*Objective:*
Extract word for word the lines of the listing from its start to the line holding "information can\\contribute to", both ends kept; pictures are not part of the copy.

*Data:*
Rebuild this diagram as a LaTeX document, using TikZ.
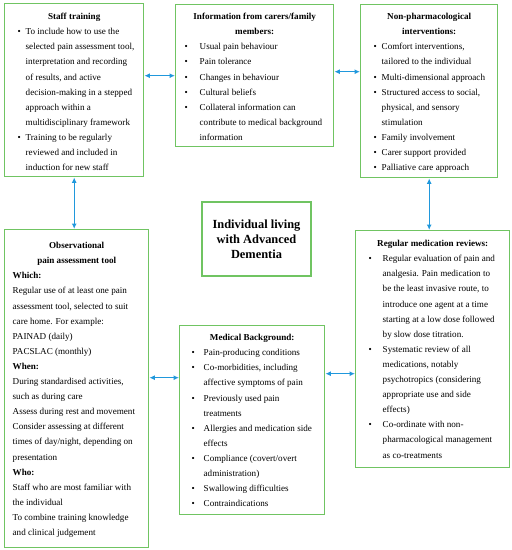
\documentclass[tikz,border=0pt]{standalone}
\usepackage{fontspec}
\setmainfont{Liberation Serif}
\usetikzlibrary{arrows.meta}
\definecolor{boxgreen}{RGB}{112,196,98}
\definecolor{arrblue}{RGB}{32,152,220}
\newlength\bulloff
\newlength\textoff
\newcommand\bitem[1]{\par\noindent\hangindent=\textoff\hangafter=1\makebox[\textoff][l]{\hspace{\bulloff}\textbullet}\strut{\let\\\newline#1}\par}
\newcommand\btitle[1]{{\centering\bfseries\strut#1\par}}
\newcommand\bodyfont{\fontsize{9.1}{15.1}\selectfont}
\newcommand\boxcontent[6]{\begin{minipage}[t][#2][t]{#1}\bodyfont\raggedright\setlength\bulloff{#3}\setlength\textoff{#4}\vspace*{#5}#6\end{minipage}}
\tikzset{
  box/.style={draw=boxgreen, line width=1.4pt, fill=white, inner sep=0pt, anchor=north west},
  arr/.style={draw=arrblue, line width=1.2pt, {Latex[length=5.5pt,width=5pt]}-{Latex[length=5.5pt,width=5pt]}}
}
\begin{document}
\begin{tikzpicture}[x=1pt,y=-1pt]
\fill[white] (0,0) rectangle (512,550);
\useasboundingbox (0,0) rectangle (512,550);

\node[box] (staff) at (4,3) {\boxcontent{139pt}{173pt}{13pt}{21pt}{5.4pt}{%
\btitle{Staff training}
\bitem{To include how to use the\\selected pain assessment tool,\\interpretation and recording\\of results, and active\\decision-making in a stepped\\approach within a\\multidisciplinary framework}
\bitem{Training to be regularly\\reviewed and included in\\induction for new staff}}};

\node[box] (info) at (175,4) {\boxcontent{158pt}{142pt}{9pt}{24pt}{4.4pt}{%
\btitle{Information from carers/family\\members:}
\bitem{Usual pain behaviour}
\bitem{Pain tolerance}
\bitem{Changes in behaviour}
\bitem{Cultural beliefs}
\bitem{Collateral information can\\contribute to medical background\\information}}};

\node[box] (nonph) at (360,4) {\boxcontent{137pt}{173pt}{13pt}{21pt}{4.4pt}{%
\btitle{Non-pharmacological\\interventions:}
\bitem{Comfort interventions,\\tailored to the individual}
\bitem{Multi-dimensional approach}
\bitem{Structured access to social,\\physical, and sensory\\stimulation}
\bitem{Family involvement}
\bitem{Carer support provided}
\bitem{Palliative care approach}}};

\node[draw=boxgreen, line width=1.4pt, fill=white, minimum width=109pt, minimum height=74pt, align=center, inner sep=0pt, font=\fontsize{12.4}{15}\selectfont\bfseries] (center) at (256.5,239) {Individual living\\with Advanced\\Dementia};

\node[box] (obs) at (4,229) {\boxcontent{144pt}{318pt}{0pt}{0pt}{8.4pt}{%
\btitle{Observational\\pain assessment tool}
{\leftskip=8pt\noindent\strut\textbf{Which:}\\
Regular use of at least one pain\\
assessment tool, selected to suit\\
care home. For example:\\
PAINAD (daily)\\
PACSLAC (monthly)\\
\textbf{When:}\\
During standardised activities,\\
such as during care\\
Assess during rest and movement\\
Consider assessing at different\\
times of day/night, depending on\\
presentation\\
\textbf{Who:}\\
Staff who are most familiar with\\
the individual\\
To combine training knowledge\\
and clinical judgement\par}}};

\node[box] (med) at (179,325) {\boxcontent{145pt}{189pt}{12pt}{24pt}{4.4pt}{%
\btitle{Medical Background:}
\bitem{Pain-producing conditions}
\bitem{Co-morbidities, including\\affective symptoms of pain}
\bitem{Previously used pain\\treatments}
\bitem{Allergies and medication side\\effects}
\bitem{Compliance (covert/overt\\administration)}
\bitem{Swallowing difficulties}
\bitem{Contraindications}}};

\node[box] (reg) at (355,230) {\boxcontent{154pt}{237pt}{13pt}{27pt}{5.4pt}{%
\btitle{Regular medication reviews:}
\bitem{Regular evaluation of pain and\\analgesia. Pain medication to\\be the least invasive route, to\\introduce one agent at a time\\starting at a low dose followed\\by slow dose titration.}
\bitem{Systematic review of all\\medications, notably\\psychotropics (considering\\appropriate use and side\\effects)}
\bitem{Co-ordinate with non-\\pharmacological management\\as co-treatments}}};

\draw[arr] (staff.east |- info.west) -- (info.west);
\draw[arr] ([yshift=4pt]info.east) -- ([yshift=4pt]info.east -| nonph.west);
\draw[arr] (staff.south) -- (staff.south |- obs.north);
\draw[arr] (nonph.south) -- (nonph.south |- reg.north);
\draw[arr] ([yshift=11pt]obs.east) -- ([yshift=11pt]obs.east -| med.west);
\draw[arr] ([yshift=46.5pt]med.east) -- ([yshift=46.5pt]med.east -| reg.west);
\end{tikzpicture}
\end{document}
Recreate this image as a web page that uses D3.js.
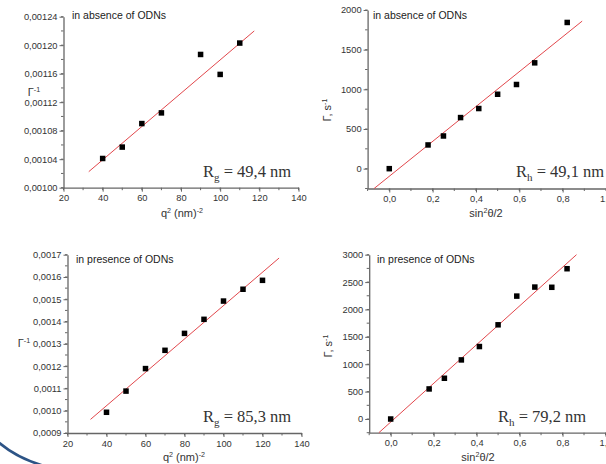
<!DOCTYPE html>
<html>
<head>
<meta charset="utf-8">
<script src="https://cdn.jsdelivr.net/npm/d3@7"></script>
<style>
  html, body { margin: 0; padding: 0; background: #fff; }
  svg { display: block; }
  .tick text { font-family: "Liberation Sans", Arial, sans-serif; }
</style>
</head>
<body>
<svg id="chart" width="606" height="464"></svg>
<script>
// Guinier plots: inverse decay rate vs q^2
const absQ2 = [40, 50, 60, 70, 90, 100, 110];
const absInvGamma = [0.001041, 0.001057, 0.001090, 0.001105, 0.001187, 0.001159, 0.001203];
const presQ2 = [40, 50, 60, 70, 80, 90, 100, 110, 120];
const presInvGamma = [0.000993, 0.001088, 0.001189, 0.001271, 0.001347, 0.001410, 0.001492, 0.001545, 0.001585];

// Decay rate vs sin^2(theta/2)
const absSin2 = [0, 0.179, 0.25, 0.329, 0.413, 0.5, 0.587, 0.671, 0.821];
const absGamma = [0, 299, 412, 644, 758, 938, 1061, 1334, 1843];
const presSin2 = [0, 0.179, 0.25, 0.329, 0.413, 0.5, 0.587, 0.671, 0.75, 0.821];
const presGamma = [0, 549, 744, 1079, 1323, 1720, 2244, 2409, 2405, 2744];

// Linear fit segments (start and end points, data units)
const absRgFit = [[32.9, 0.0010225], [117.4, 0.00122]];
const presRgFit = [[31.8, 0.000961], [128.5, 0.001685]];
const absRhFit = [[-0.07, -250], [0.89, 1860]];
const presRhFit = [[-0.055, -250], [0.865, 3000]];

// Tick values
const q2Ticks = [20, 40, 60, 80, 100, 120, 140];
const sinTicks = [0, 0.2, 0.4, 0.6, 0.8, 1.0];
const absInvTicks = [0.00100, 0.00104, 0.00108, 0.00112, 0.00116, 0.00120, 0.00124];
const presInvTicks = [0.0009, 0.0010, 0.0011, 0.0012, 0.0013, 0.0014, 0.0015, 0.0016, 0.0017];
const absGammaTicks = [0, 500, 1000, 1500, 2000];
const presGammaTicks = [0, 500, 1000, 1500, 2000, 2500, 3000];

const svg = d3.select("#chart");
const comma = (digits) => (v) => v.toFixed(digits).replace(".", ",");

// Writes [text, isSuperscript] parts into a text element, restoring the baseline after each superscript
function richText(el, parts, size) {
  let raised = false;
  parts.forEach(([t, sup]) => {
    const ts = el.append("tspan").text(t);
    if (sup) {
      ts.attr("font-size", size * 0.65).attr("dy", raised ? 0 : -4);
      raised = true;
    } else {
      ts.attr("font-size", size).attr("dy", raised ? 4 : 0);
      raised = false;
    }
  });
}

function panel(cfg) {
  const g = svg.append("g");
  const x = d3.scaleLinear().domain(cfg.xDomain).range(cfg.xRange);
  const y = d3.scaleLinear().domain(cfg.yDomain).range(cfg.yRange);
  const axisColor = "#666";

  // minor ticks
  const xMinor = d3.range(cfg.xDomain[0], cfg.xDomain[1] + 1e-9, cfg.xMinorStep);
  const yMinor = d3.range(cfg.yDomain[0], cfg.yDomain[1] + 1e-12, cfg.yMinorStep);
  g.append("g").selectAll("line").data(xMinor).join("line")
    .attr("x1", d => x(d)).attr("x2", d => x(d))
    .attr("y1", cfg.yRange[0]).attr("y2", cfg.yRange[0] + 2.5)
    .attr("stroke", axisColor).attr("stroke-width", 1);
  g.append("g").selectAll("line").data(yMinor).join("line")
    .attr("y1", d => y(d)).attr("y2", d => y(d))
    .attr("x1", cfg.xRange[0]).attr("x2", cfg.xRange[0] - 2.5)
    .attr("stroke", axisColor).attr("stroke-width", 1);

  const xAxis = g.append("g")
    .attr("transform", `translate(0,${cfg.yRange[0]})`)
    .call(d3.axisBottom(x).tickValues(cfg.xTicks).tickFormat(cfg.xFormat)
      .tickSizeOuter(0).tickSizeInner(4).tickPadding(3));
  const yAxis = g.append("g")
    .attr("transform", `translate(${cfg.xRange[0]},0)`)
    .call(d3.axisLeft(y).tickValues(cfg.yTicks).tickFormat(cfg.yFormat)
      .tickSizeOuter(0).tickSizeInner(4).tickPadding(2));
  [xAxis, yAxis].forEach(a => {
    a.select(".domain").attr("stroke", axisColor).attr("stroke-width", 1.3);
    a.selectAll(".tick line").attr("stroke", axisColor).attr("stroke-width", 1);
    a.selectAll(".tick text").attr("fill", "#333").style("font-size", "9.3px");
  });

  // fit line
  g.append("line")
    .attr("x1", x(cfg.fit[0][0])).attr("y1", y(cfg.fit[0][1]))
    .attr("x2", x(cfg.fit[1][0])).attr("y2", y(cfg.fit[1][1]))
    .attr("stroke", "#e2474c").attr("stroke-width", 1);

  // points
  const s = 5.5;
  g.append("g").selectAll("rect").data(cfg.xs).join("rect")
    .attr("x", d => x(d) - s / 2)
    .attr("y", (d, i) => y(cfg.ys[i]) - s / 2)
    .attr("width", s).attr("height", s)
    .attr("fill", "#000");

  // title
  g.append("text")
    .attr("x", cfg.title[1]).attr("y", cfg.title[2])
    .attr("font-family", "Liberation Sans, Arial, sans-serif")
    .attr("font-size", 10.5).attr("fill", "#222")
    .text(cfg.title[0]);

  // radius annotation
  const r = g.append("text")
    .attr("x", cfg.radius.x).attr("y", cfg.radius.y)
    .attr("font-family", "Liberation Serif, Times New Roman, serif")
    .attr("font-size", 16.5).attr("fill", "#333");
  r.append("tspan").text("R");
  r.append("tspan").attr("font-size", 11).attr("dy", 4).text(cfg.radius.sub);
  r.append("tspan").attr("dy", -4).text(" = " + cfg.radius.value);

  // x label
  const xl = g.append("text")
    .attr("x", cfg.xLabelPos[0]).attr("y", cfg.xLabelPos[1])
    .attr("text-anchor", "middle")
    .attr("font-family", "Liberation Sans, Arial, sans-serif")
    .attr("fill", "#333");
  richText(xl, cfg.xLabel, 11);

  // y label
  const yl = g.append("text")
    .attr("font-family", "Liberation Sans, Arial, sans-serif")
    .attr("fill", "#333")
    .attr("text-anchor", "middle");
  if (cfg.yRotate) yl.attr("transform", `translate(${cfg.yLabelPos[0]},${cfg.yLabelPos[1]}) rotate(-90)`);
  else yl.attr("x", cfg.yLabelPos[0]).attr("y", cfg.yLabelPos[1]);
  richText(yl, cfg.yLabel, 11);
}

const q2Label = [["q"], ["2", true], [" (nm)"], ["-2", true]];
const sinLabel = [["sin"], ["2", true], ["θ/2"]];
const invLabel = [["Γ"], ["-1", true]];
const rateLabel = [["Γ, s"], ["-1", true]];

panel({
  xDomain: [20, 140], xRange: [63.5, 298.5], xTicks: q2Ticks, xMinorStep: 10, xFormat: d3.format("d"),
  yDomain: [0.001, 0.00124], yRange: [187.7, 16.7], yTicks: absInvTicks, yMinorStep: 0.00002, yFormat: comma(5),
  xs: absQ2, ys: absInvGamma, fit: absRgFit,
  title: ["in absence of ODNs", 72, 19],
  radius: { x: 203, y: 177, sub: "g", value: "49,4 nm" },
  xLabel: q2Label, xLabelPos: [182, 217],
  yLabel: invLabel, yLabelPos: [34, 96], yRotate: false
});
panel({
  xDomain: [-0.1, 1.0], xRange: [367.6, 606], xTicks: sinTicks, xMinorStep: 0.1, xFormat: comma(1),
  yDomain: [-250, 2000], yRange: [188.5, 10], yTicks: absGammaTicks, yMinorStep: 250, yFormat: d3.format("d"),
  xs: absSin2, ys: absGamma, fit: absRhFit,
  title: ["in absence of ODNs", 373, 19],
  radius: { x: 516, y: 177, sub: "h", value: "49,1 nm" },
  xLabel: sinLabel, xLabelPos: [486, 217],
  yLabel: rateLabel, yLabelPos: [331, 110], yRotate: true
});
panel({
  xDomain: [20, 140], xRange: [67.5, 301.5], xTicks: q2Ticks, xMinorStep: 10, xFormat: d3.format("d"),
  yDomain: [0.0009, 0.0017], yRange: [433, 254.7], yTicks: presInvTicks, yMinorStep: 0.00005, yFormat: comma(4),
  xs: presQ2, ys: presInvGamma, fit: presRgFit,
  title: ["in presence of ODNs", 76, 263],
  radius: { x: 203, y: 422, sub: "g", value: "85,3 nm" },
  xLabel: q2Label, xLabelPos: [184, 461],
  yLabel: invLabel, yLabelPos: [24, 347], yRotate: false
});
panel({
  xDomain: [-0.1, 1.0], xRange: [369.2, 605.5], xTicks: sinTicks, xMinorStep: 0.1, xFormat: comma(1),
  yDomain: [-250, 3000], yRange: [432.7, 254.7], yTicks: presGammaTicks, yMinorStep: 250, yFormat: d3.format("d"),
  xs: presSin2, ys: presGamma, fit: presRhFit,
  title: ["in presence of ODNs", 377, 263],
  radius: { x: 498, y: 422, sub: "h", value: "79,2 nm" },
  xLabel: sinLabel, xLabelPos: [478, 461],
  yLabel: rateLabel, yLabelPos: [332, 346], yRotate: true
});

// decorative slide arc in the lower-left corner
svg.append("path")
  .attr("d", "M -4,440 Q 18,460 52,468")
  .attr("fill", "none")
  .attr("stroke", "#2d5486")
  .attr("stroke-width", 2.6);
</script>
</body>
</html>
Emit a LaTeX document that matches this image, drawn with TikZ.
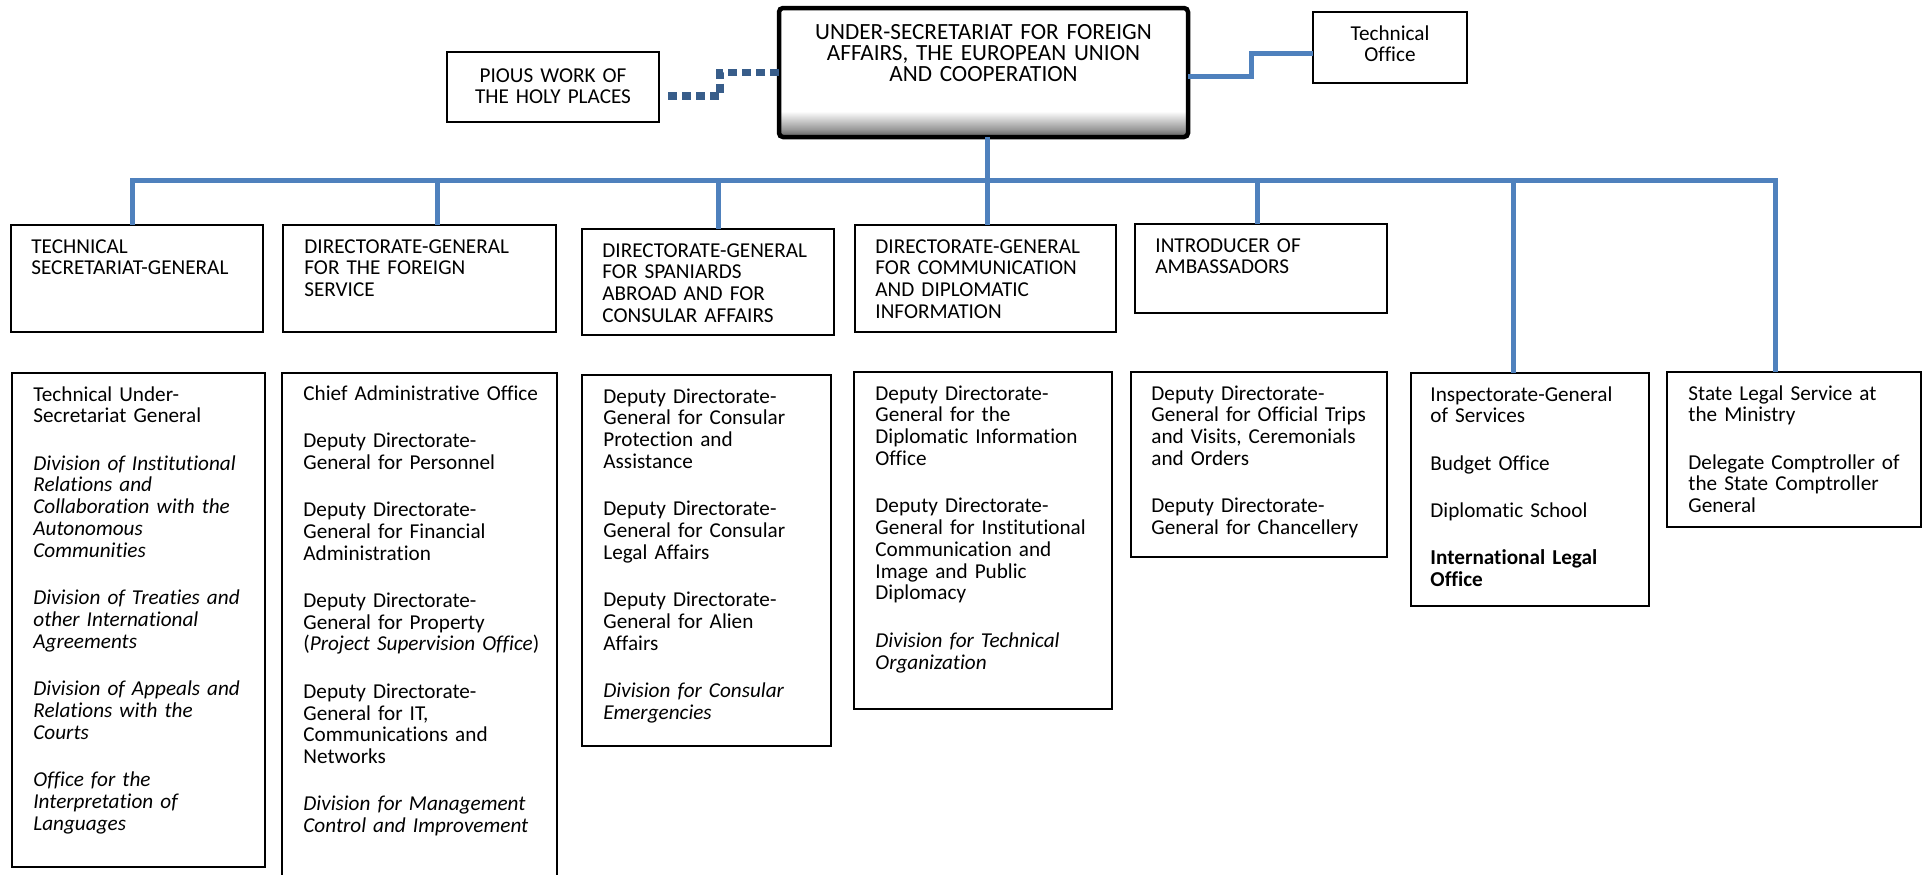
\documentclass[tikz,border=0pt]{standalone}
\usepackage{fontspec}
\setmainfont{Carlito}[Ligatures=NoCommon]
\definecolor{cblue}{RGB}{79,129,189}
\definecolor{dblue}{RGB}{56,93,138}
\pgfdeclareverticalshading{mainsh}{100bp}{color(0bp)=(black!65); color(25bp)=(black!65); color(28bp)=(black!40); color(35bp)=(white); color(100bp)=(white)}
\newcommand\pgap{12.75pt}
\tikzset{
  obx/.style={draw=black, line width=1pt, anchor=north west, inner sep=0pt, outer sep=0pt},
  txt/.style={anchor=base west, inner sep=0pt, align=left, font=\fontsize{10.6pt}{10.9pt}\selectfont},
  ctxt/.style={anchor=base, inner sep=0pt, align=center, font=\fontsize{10.6pt}{10.9pt}\selectfont},
  cl/.style={draw=cblue, line width=2.5pt},
  dl/.style={draw=dblue, line width=3.75pt, dash pattern=on 4.5pt off 2.5pt},
}
\begin{document}
\begin{tikzpicture}[x=0.5pt, y=-0.5pt]
\useasboundingbox (0,0) rectangle (1930,874);

% top row
\node[obx, minimum width=106pt, minimum height=35pt] (pious) at (447,52) {};
\node[ctxt, text width=100pt] (piousT) at (553,82) {PIOUS WORK OF\\THE HOLY PLACES};
\node[obx, line width=2.25pt, rounded corners=2pt, shading=mainsh, minimum width=204.5pt, minimum height=64.5pt] (main) at (779,8) {};
\node[ctxt, text width=200pt, font=\fontsize{11.6pt}{10.6pt}\selectfont] (mainT) at (983.5,39) {UNDER-SECRETARIAT FOR FOREIGN\\AFFAIRS, THE EUROPEAN UNION\\AND COOPERATION};
\node[obx, minimum width=77pt, minimum height=35.5pt] (techoff) at (1313,12) {};
\node[ctxt, text width=70pt] (techoffT) at (1390,40) {Technical\\Office};

% second row
\node[obx, minimum width=126pt, minimum height=53.5pt] (b1) at (11,225) {};
\node[txt, text width=120pt] (b1T) at (31,253) {TECHNICAL\\SECRETARIAT-GENERAL};
\node[obx, minimum width=136.5pt, minimum height=53.5pt] (b2) at (283,225) {};
\node[txt, text width=126pt] (b2T) at (304,253) {DIRECTORATE-GENERAL\\FOR THE FOREIGN\\SERVICE};
\node[obx, minimum width=126pt, minimum height=53pt] (b3) at (582,229) {};
\node[txt, text width=116pt] (b3T) at (602,257) {DIRECTORATE-GENERAL\\FOR SPANIARDS\\ABROAD AND FOR\\CONSULAR AFFAIRS};
\node[obx, minimum width=130.5pt, minimum height=53.5pt] (b4) at (855,225) {};
\node[txt, text width=120pt] (b4T) at (875,253) {DIRECTORATE-GENERAL\\FOR COMMUNICATION\\AND DIPLOMATIC\\INFORMATION};
\node[obx, minimum width=126pt, minimum height=44.5pt] (b5) at (1135,224) {};
\node[txt, text width=116pt] (b5T) at (1155,252) {INTRODUCER OF\\AMBASSADORS};

% third row
\node[obx, minimum width=126.5pt, minimum height=247pt] (l1) at (12,373) {};
\node[txt, text width=118pt] (l1T) at (33,401) {Technical Under-\\Secretariat General\\[\pgap]\itshape Division of Institutional\\Relations and\\Collaboration with the\\Autonomous\\Communities\\[\pgap]Division of Treaties and\\other International\\Agreements\\[\pgap]Division of Appeals and\\Relations with the\\Courts\\[\pgap]Office for the\\Interpretation of\\Languages};
\node[obx, minimum width=137.5pt, minimum height=258.5pt] (l2) at (282,373) {};
\node[txt, text width=128pt] (l2T) at (303,400) {Chief Administrative Office\\[\pgap]Deputy Directorate-\\General for Personnel\\[\pgap]Deputy Directorate-\\General for Financial\\Administration\\[\pgap]Deputy Directorate-\\General for Property\\(\textit{Project Supervision Office})\\[\pgap]Deputy Directorate-\\General for IT,\\Communications and\\Networks\\[\pgap]\itshape Division for Management\\Control and Improvement};
\node[obx, minimum width=124.5pt, minimum height=185.5pt] (l3) at (582,375) {};
\node[txt, text width=116pt] (l3T) at (603,403) {Deputy Directorate-\\General for Consular\\Protection and\\Assistance\\[\pgap]Deputy Directorate-\\General for Consular\\Legal Affairs\\[\pgap]Deputy Directorate-\\General for Alien\\Affairs\\[\pgap]\itshape Division for Consular\\Emergencies};
\node[obx, minimum width=129pt, minimum height=168.5pt] (l4) at (854,372) {};
\node[txt, text width=120pt] (l4T) at (875,400) {Deputy Directorate-\\General for the\\Diplomatic Information\\Office\\[\pgap]Deputy Directorate-\\General for Institutional\\Communication and\\Image and Public\\Diplomacy\\[\pgap]\itshape Division for Technical\\Organization};
\node[obx, minimum width=128pt, minimum height=92.5pt] (l5) at (1131,372) {};
\node[txt, text width=120pt] (l5T) at (1151,400) {Deputy Directorate-\\General for Official Trips\\and Visits, Ceremonials\\and Orders\\[\pgap]Deputy Directorate-\\General for Chancellery};
\node[obx, minimum width=119pt, minimum height=116.5pt] (l6) at (1411,373) {};
\node[txt, text width=112pt] (l6T) at (1430,401) {Inspectorate-General\\of Services\\[\pgap]Budget Office\\[\pgap]Diplomatic School\\[\pgap]\bfseries International Legal\\Office};
\node[obx, minimum width=127pt, minimum height=77.5pt] (l7) at (1667,372) {};
\node[txt, text width=118pt] (l7T) at (1688,400) {State Legal Service at\\the Ministry\\[\pgap]Delegate Comptroller of\\the State Comptroller\\General};

% connectors
\coordinate (m1) at ([yshift=-1.75pt]main.east);
\coordinate (t1) at ([yshift=-2.75pt]techoff.west);
\draw[cl] (m1) -| ([xshift=-31pt]t1) -- (t1);
\coordinate (m2) at (main.west);
\coordinate (p2) at ([xshift=4.5pt,yshift=-4.5pt]pious.east);
\draw[dl] (m2) -| ([xshift=26pt]p2) -- (p2);

\coordinate (busR) at (1775,180);
\coordinate (d1) at ([xshift=-2.5pt]b1.north);
\coordinate (d7) at ([xshift=-9.5pt]l7.north);
\draw[cl] (d1) |- (busR) -- (d7);
\coordinate (d2) at ([xshift=8.75pt]b2.north);
\draw[cl] (d2) -- (d2 |- busR);
\coordinate (d3) at ([xshift=5pt]b3.north);
\draw[cl] (d3) -- (d3 |- busR);
\coordinate (m3) at ([xshift=1.75pt]main.south);
\draw[cl] (m3) -- (m3 |- b4.north);
\coordinate (d5) at ([xshift=-2pt]b5.north);
\draw[cl] (d5) -- (d5 |- busR);
\coordinate (d6) at ([xshift=-8.5pt]l6.north);
\draw[cl] (d6) -- (d6 |- busR);
\end{tikzpicture}
\end{document}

*Reply:*
Rebuild this diagram as a LaTeX document, using TikZ.
\documentclass[tikz,border=0pt]{standalone}
\usepackage{fontspec}
\setmainfont{Liberation Serif}
\usetikzlibrary{arrows.meta}
\definecolor{boxgreen}{RGB}{112,196,98}
\definecolor{arrblue}{RGB}{32,152,220}
\newlength\bulloff
\newlength\textoff
\newcommand\bitem[1]{\par\noindent\hangindent=\textoff\hangafter=1\makebox[\textoff][l]{\hspace{\bulloff}\textbullet}\strut{\let\\\newline#1}\par}
\newcommand\btitle[1]{{\centering\bfseries\strut#1\par}}
\newcommand\bodyfont{\fontsize{9.1}{15.1}\selectfont}
\newcommand\boxcontent[6]{\begin{minipage}[t][#2][t]{#1}\bodyfont\raggedright\setlength\bulloff{#3}\setlength\textoff{#4}\vspace*{#5}#6\end{minipage}}
\tikzset{
  box/.style={draw=boxgreen, line width=1.4pt, fill=white, inner sep=0pt, anchor=north west},
  arr/.style={draw=arrblue, line width=1.2pt, {Latex[length=5.5pt,width=5pt]}-{Latex[length=5.5pt,width=5pt]}}
}
\begin{document}
\begin{tikzpicture}[x=1pt,y=-1pt]
\fill[white] (0,0) rectangle (512,550);
\useasboundingbox (0,0) rectangle (512,550);

\node[box] (staff) at (4,3) {\boxcontent{139pt}{173pt}{13pt}{21pt}{5.4pt}{%
\btitle{Staff training}
\bitem{To include how to use the\\selected pain assessment tool,\\interpretation and recording\\of results, and active\\decision-making in a stepped\\approach within a\\multidisciplinary framework}
\bitem{Training to be regularly\\reviewed and included in\\induction for new staff}}};

\node[box] (info) at (175,4) {\boxcontent{158pt}{142pt}{9pt}{24pt}{4.4pt}{%
\btitle{Information from carers/family\\members:}
\bitem{Usual pain behaviour}
\bitem{Pain tolerance}
\bitem{Changes in behaviour}
\bitem{Cultural beliefs}
\bitem{Collateral information can\\contribute to medical background\\information}}};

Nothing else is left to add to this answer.